The story of Jonathan Martin is sad and telling at the end of the day. It’s sad that Richie Incognito, who is clearly a dick, and evidently a racist (he also called Warren Sapp that famous n-word, on the playing field no less, according to the former Tampa Bay Buccaneer), can lead his teammates in pushing around a young athlete with his whole career still in front of him. It’s sad that after that, his teammates and other players lined up to support the bully, and not the victim. It’s sad that the NFL is a place where this sort of thing still goes on, and it’s sad that we’re surprised that it does. Football is violent, the men who play it are intense, possibly performance-drug-addled hired guns, and it is a boys’ club to the Nth degree. As fans, we love it because of these very facts–the way we like action movies and violent video games and books of the very same nature. I previously opined on why my love for football is giving me all kinds of misgivings lately, but more than ever I’m even more tired of the NFL’s two-faced rationale. They don’t want to clean their room, they want to shove everything into the closet when the media happens to check in. Deep down, the powers that be in football know that its manly, violent aura is its bread and butter, and they can’t continue to put lipstick on a pig(skin) and tell us it’s a pretty girl.

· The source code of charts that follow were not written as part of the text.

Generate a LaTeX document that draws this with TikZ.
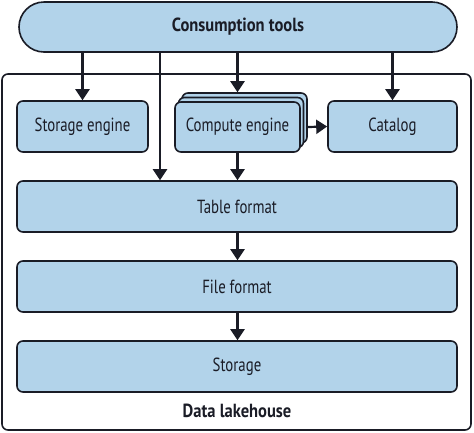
\documentclass[tikz,border=0pt]{standalone}
\usepackage{fontspec}
\setmainfont{PT Sans}[FakeStretch=0.78,BoldFeatures={FakeStretch=0.87}]
\usetikzlibrary{arrows.meta}
\definecolor{boxblue}{RGB}{178,211,234}
\definecolor{ink}{RGB}{26,28,38}

\begin{document}
\begin{tikzpicture}[x=1pt,y=-1pt,
 block/.style={draw=ink,line width=1.6pt,fill=boxblue,rounded corners=6pt,
        minimum height=51pt,inner sep=0pt,text=ink,
        font=\fontsize{19}{22}\selectfont},
 link/.style={draw=ink,line width=2.2pt,-{Triangle[width=14pt,length=11pt]}}]

\useasboundingbox (0,0) rectangle (474,432);

% lakehouse frame
\node[draw=ink,line width=1.6pt,rounded corners=6pt,minimum width=469pt,
      minimum height=356pt,inner sep=0pt] (lake) at (236.5,252) {};
\node[text=ink,font=\bfseries\fontsize{19}{22}\selectfont] (lakelabel) at (237,411) {Data lakehouse};

\node[block,minimum width=438pt,minimum height=50pt,rounded corners=25pt,
      font=\bfseries\fontsize{19}{22}\selectfont] (tools) at (238,27) {Consumption tools};

\node[block,minimum width=131pt] (storeng) at (82.5,126.5) {Storage engine};

% compute engine stack
\node[block,minimum width=125pt,minimum height=50pt] (cback2) at (244.5,118) {};
\node[block,minimum width=125pt,minimum height=50pt] (cback1) at (241,122.5) {};
\node[block,minimum width=125pt,minimum height=50pt] (compute) at (237.5,127) {Compute engine};

\node[block,minimum width=129pt] (catalog) at (392.5,126.5) {Catalog};

\node[block,minimum width=440pt] (table) at (237,206.5) {Table format};
\node[block,minimum width=440pt] (file) at (237,286.5) {File format};
\node[block,minimum width=440pt] (storage) at (237,366.5) {Storage};

\coordinate (drop) at (160,160);

\draw[link] (tools.south -| storeng) -- (storeng.north);
\draw[link] (tools.south -| drop) -- (table.north -| drop);
\draw[link] (tools.south -| compute) -- (cback2.north -| compute);
\draw[link] (tools.south -| catalog) -- (catalog.north);
\draw[link] (cback2.east |- compute) -- (catalog.west);
\draw[link] (compute.south) -- (table.north -| compute);
\draw[link] (table.south -| compute) -- (file.north -| compute);
\draw[link] (file.south -| compute) -- (storage.north -| compute);
\end{tikzpicture}
\end{document}
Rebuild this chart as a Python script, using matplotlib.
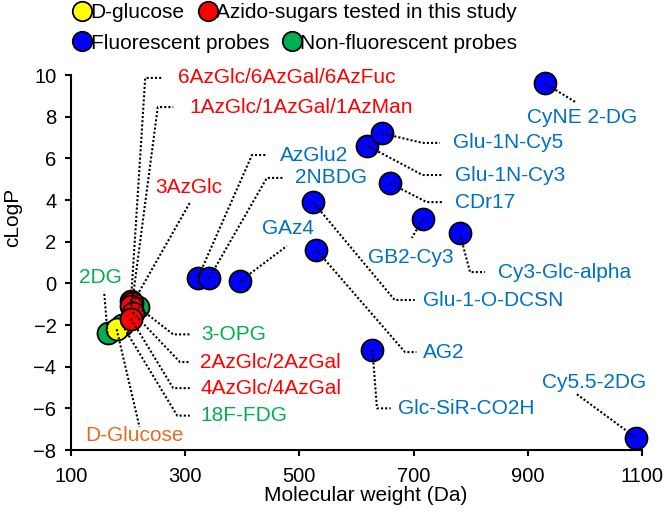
import matplotlib.pyplot as plt
from matplotlib.lines import Line2D

plt.rcParams['font.family'] = ['Liberation Sans', 'DejaVu Sans']

# D-glucose
glucose_names = ["D-Glucose"]
glucose_mw = [180]
glucose_logp = [-2.2]

# azido-sugars tested in this study
azido_names = ["6AzGlc/6AzGal/6AzFuc", "1AzGlc/1AzGal/1AzMan", "3AzGlc",
               "2AzGlc/2AzGal", "4AzGlc/4AzGal"]
azido_mw = [205, 207, 205, 208, 205]
azido_logp = [-0.85, -0.95, -1.1, -1.4, -1.7]

# non-fluorescent probes
nonfl_names = ["2DG", "18F-FDG", "3-OPG"]
nonfl_mw = [164, 190, 218]
nonfl_logp = [-2.4, -2.0, -1.15]

# fluorescent probes
fl_names = ["AzGlu2", "2NBDG", "GAz4", "Glu-1-O-DCSN", "AG2", "Glu-1N-Cy3",
            "Glu-1N-Cy5", "CDr17", "GB2-Cy3", "Cy3-Glc-alpha", "Glc-SiR-CO2H",
            "CyNE 2-DG", "Cy5.5-2DG"]
fl_mw = [322, 342, 396, 524, 530, 619, 645, 659, 717, 781, 628, 930, 1089]
fl_logp = [0.25, 0.25, 0.1, 3.9, 1.6, 6.6, 7.2, 4.8, 3.1, 2.4, -3.2, 9.6, -7.4]

# label placement: text anchor (left, centre) and leader knee points
label_layout = {
    "6AzGlc/6AzGal/6AzFuc": ((287, 9.86), [(230, 9.86), (259, 9.86)]),
    "1AzGlc/1AzGal/1AzMan": ((308, 8.46), [(252, 8.46), (279, 8.46)]),
    "3AzGlc": ((247, 4.58), [(308, 3.86)]),
    "AzGlu2": ((466, 6.16), [(417, 6.16), (443, 6.16)]),
    "2NBDG": ((492, 5.06), [(443, 5.06), (471, 5.06)]),
    "GAz4": ((434, 2.65), [(478, 1.79)]),
    "Glu-1N-Cy5": ((769, 6.74), [(716, 6.74), (746, 6.74)]),
    "Glu-1N-Cy3": ((772, 5.2), [(716, 5.2), (750, 5.2)]),
    "CDr17": ((772, 3.9), [(723, 3.9), (751, 3.9)]),
    "GB2-Cy3": ((620, 1.26), [(697, 2.18)]),
    "Cy3-Glc-alpha": ((848, 0.54), [(799, 0.54), (825, 0.54)]),
    "CyNE 2-DG": ((898, 7.94), [(986, 8.66)]),
    "Glu-1-O-DCSN": ((716, -0.8), [(667, -0.8), (702, -0.8)]),
    "AG2": ((716, -3.3), [(685, -3.3), (705, -3.3)]),
    "Glc-SiR-CO2H": ((672, -6.0), [(636, -6.0), (660, -6.0)]),
    "Cy5.5-2DG": ((925, -4.75), [(985, -5.3)]),
    "3-OPG": ((329, -2.45), [(279, -2.45), (308, -2.45)]),
    "2AzGlc/2AzGal": ((326, -3.78), [(291, -3.78), (308, -3.78)]),
    "4AzGlc/4AzGal": ((326, -5.03), [(279, -5.03), (308, -5.03)]),
    "18F-FDG": ((326, -6.35), [(286, -6.35), (308, -6.35)]),
    "D-Glucose": ((125, -7.28), [(220, -6.9)]),
    "2DG": ((114, 0.3), [(158, -0.4)]),
}

groups = [
    (nonfl_names, nonfl_mw, nonfl_logp, "#00B050", "#00B050"),
    (glucose_names, glucose_mw, glucose_logp, "#FFFF00", "#E46C24"),
    (fl_names, fl_mw, fl_logp, "#0000FF", "#0070C0"),
    (azido_names, azido_mw, azido_logp, "#FF0000", "#FF0000"),
]

fig = plt.figure(figsize=(6.66, 5.13), dpi=100)
ax = fig.add_axes([0.1066, 0.1228, 0.8572, 0.731])

for names, mw, logp, fc, tc in groups:
    ax.scatter(mw, logp, s=250, c=fc, edgecolors="black", linewidths=1.3,
               zorder=3, clip_on=False)
    for name, x, y in zip(names, mw, logp):
        (tx, ty), knees = label_layout[name]
        xs = [x] + [k[0] for k in knees]
        ys = [y] + [k[1] for k in knees]
        ax.plot(xs, ys, color="black", lw=1.5, linestyle=(0, (1, 1)), zorder=4,
                clip_on=False)
        ax.text(tx, ty, name, color=tc, fontsize=15, ha="left", va="center")

ax.set_xlim(100, 1100)
ax.set_ylim(-8, 10)
ax.set_xticks(range(100, 1101, 200))
ax.set_yticks(range(-8, 11, 2))
ax.spines["top"].set_visible(False)
ax.spines["right"].set_visible(False)
for s in ["left", "bottom"]:
    ax.spines[s].set_linewidth(1.5)
ax.tick_params(direction="out", length=4.5, width=1.5, labelsize=14.5)
ax.tick_params(axis="x", pad=8)
ax.tick_params(axis="y", pad=6)
ax.set_xlabel("Molecular weight (Da)", fontsize=15)
ax.set_ylabel("cLogP", fontsize=15)
ax.xaxis.set_label_coords(0.517, -0.095)
ax.yaxis.set_label_coords(-0.086, 0.62)

def handle(color):
    return Line2D([], [], marker="o", linestyle="none", markersize=14,
                  markerfacecolor=color, markeredgecolor="black", markeredgewidth=1.3)

leg_kw = dict(frameon=False, fontsize=15, handlelength=0.8, handletextpad=0.0,
              columnspacing=0.7, borderpad=0, borderaxespad=0, ncol=2, loc="center left")
fig.legend([handle("#FFFF00"), handle("#FF0000")],
           ["D-glucose", "Azido-sugars tested in this study"],
           bbox_to_anchor=(0.111, 0.976), **leg_kw)
fig.legend([handle("#0000FF"), handle("#00B050")],
           ["Fluorescent probes", "Non-fluorescent probes"],
           bbox_to_anchor=(0.111, 0.916), **leg_kw)

fig.savefig("out.png", dpi=100)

And of course, we haven't even mentioned what the coaching staff and front office in Miami knew, but to a lot of folks, it feels like yes, indeed, they did order the Code Red. And if they didn't know about any of this, that's even worse. An NFL team should know its own stripes, and whether or not they change, and I'm pretty sure the Dolphins do in this case. Because while a guy like Incognito–or another recent headline stirrer Brandon Meriweather–is deplorable, at least Meriweather seems to be in on the league’s sick joke that he’s exactly the kind of monster the NFL creates. Don’t just take it from me though, the fan and observer, or Meriweather, the perennial headhunter, take it instead from Chicago Bears wide receiver and league veteran Brandon Marshall. When asked about the situation in his former NFL home of Miami, he summed things up thusly:

"Take a little boy and a little girl. A little boy falls down and the first thing we say as parents is ‘Get up, shake it off. You’ll be OK. Don’t cry.’ When a little girl falls down, what do we say? ‘It’s going to be OK.’ We validate their feelings. So right there from that moment, we’re teaching our men to mask their feelings, don't show their emotions. And it’s that times 100 with football players. You can’t show that you're hurt, you can’t show any pain. So for a guy to come into the locker room and he shows a little vulnerability, that’s a problem. That’s what I mean by the culture of the NFL. And that’s what we have to change.” – via Deadspin via the Chicago Tribune

What Brandon Marshall so succinctly points out and what this roller coaster of a story in Miami continues to accentuate is that football cannot walk the line between rigorous physical attrition and tough-guy BS and politically correct, media-friendly exhibitions of contrition. The NFL has to decide if it is more Richie Incognito or Jonathan Martin. More bully, or victim. Because in the eyes of this writer, no real truth lay between.